Estimate each sum or difference using the method of rounding. After you have made an estimate, find the exact value of the sum or difference and compare this result to the estimated value. Result may vary.$$5 \frac{3}{20}+2 \frac{8}{15}$$

Answer

**step1** Understanding the Problem

The problem asks us to first estimate the sum of two mixed numbers, then find their exact sum, and finally compare the estimated value with the exact value. The estimation should be done by rounding.

**step2** Estimating the first mixed number

We need to estimate the first mixed number, $$5 \frac{3}{20}$$. To do this, we look at the fractional part, $$\frac{3}{20}$$. We compare this fraction to $$\frac{1}{2}$$.
To compare $$\frac{3}{20}$$ and $$\frac{1}{2}$$, we can use a common denominator, which is 20.
$$\frac{1}{2} = \frac{1 \times 10}{2 \times 10} = \frac{10}{20}$$
Since $$\frac{3}{20}$$ is less than $$\frac{10}{20}$$ (which is $$\frac{1}{2}$$), we round down.
Therefore, $$5 \frac{3}{20}$$ rounds to $$5$$.

**step3** Estimating the second mixed number

Next, we estimate the second mixed number, $$2 \frac{8}{15}$$. We look at the fractional part, $$\frac{8}{15}$$. We compare this fraction to $$\frac{1}{2}$$.
To compare $$\frac{8}{15}$$ and $$\frac{1}{2}$$, we can use a common denominator, which is 30.
$$\frac{8}{15} = \frac{8 \times 2}{15 \times 2} = \frac{16}{30}$$
$$\frac{1}{2} = \frac{1 \times 15}{2 \times 15} = \frac{15}{30}$$
Since $$\frac{16}{30}$$ is greater than $$\frac{15}{30}$$ (which is $$\frac{1}{2}$$), we round up.
Therefore, $$2 \frac{8}{15}$$ rounds to $$2+1 = 3$$.

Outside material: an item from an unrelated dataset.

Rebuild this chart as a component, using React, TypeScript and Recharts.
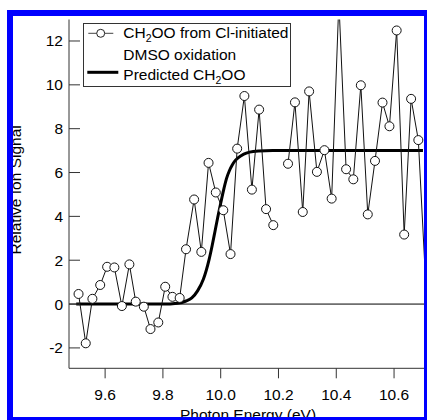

**step4** Calculating the estimated sum

Now, we add the rounded whole numbers to find the estimated sum:
$$5 + 3 = 8$$
The estimated sum is $$8$$.

**step5** Finding the exact sum: Adding whole numbers

To find the exact sum of $$5 \frac{3}{20}+2 \frac{8}{15}$$, we first add the whole number parts:
$$5 + 2 = 7$$

**step6** Finding the exact sum: Adding fractions

Next, we add the fractional parts: $$\frac{3}{20} + \frac{8}{15}$$.
To add fractions, we need a common denominator. The least common multiple (LCM) of 20 and 15 is 60.
Convert each fraction to an equivalent fraction with a denominator of 60:
For $$\frac{3}{20}$$, multiply the numerator and denominator by 3:
$$\frac{3}{20} = \frac{3 \times 3}{20 \times 3} = \frac{9}{60}$$
For $$\frac{8}{15}$$, multiply the numerator and denominator by 4:
$$\frac{8}{15} = \frac{8 \times 4}{15 \times 4} = \frac{32}{60}$$
Now, add the converted fractions:
$$\frac{9}{60} + \frac{32}{60} = \frac{9+32}{60} = \frac{41}{60}$$

**step7** Combining whole and fractional parts for the exact sum

Combine the sum of the whole numbers and the sum of the fractions to get the exact sum:
$$7 + \frac{41}{60} = 7 \frac{41}{60}$$
The exact sum is $$7 \frac{41}{60}$$.

**step8** Comparing the estimated and exact values

Estimated sum: $$8$$
Exact sum: $$7 \frac{41}{60}$$
To compare, we can see that $$8$$ is a whole number, and $$7 \frac{41}{60}$$ is a mixed number with a whole part of 7.
Since $$8 > 7$$, the estimated value of $$8$$ is greater than the exact value of $$7 \frac{41}{60}$$.
The difference between the estimated value and the exact value is:
$$8 - 7 \frac{41}{60} = \frac{60}{60} - \frac{41}{60} = \frac{19}{60}$$
The estimated value is $$\frac{19}{60}$$ greater than the exact value.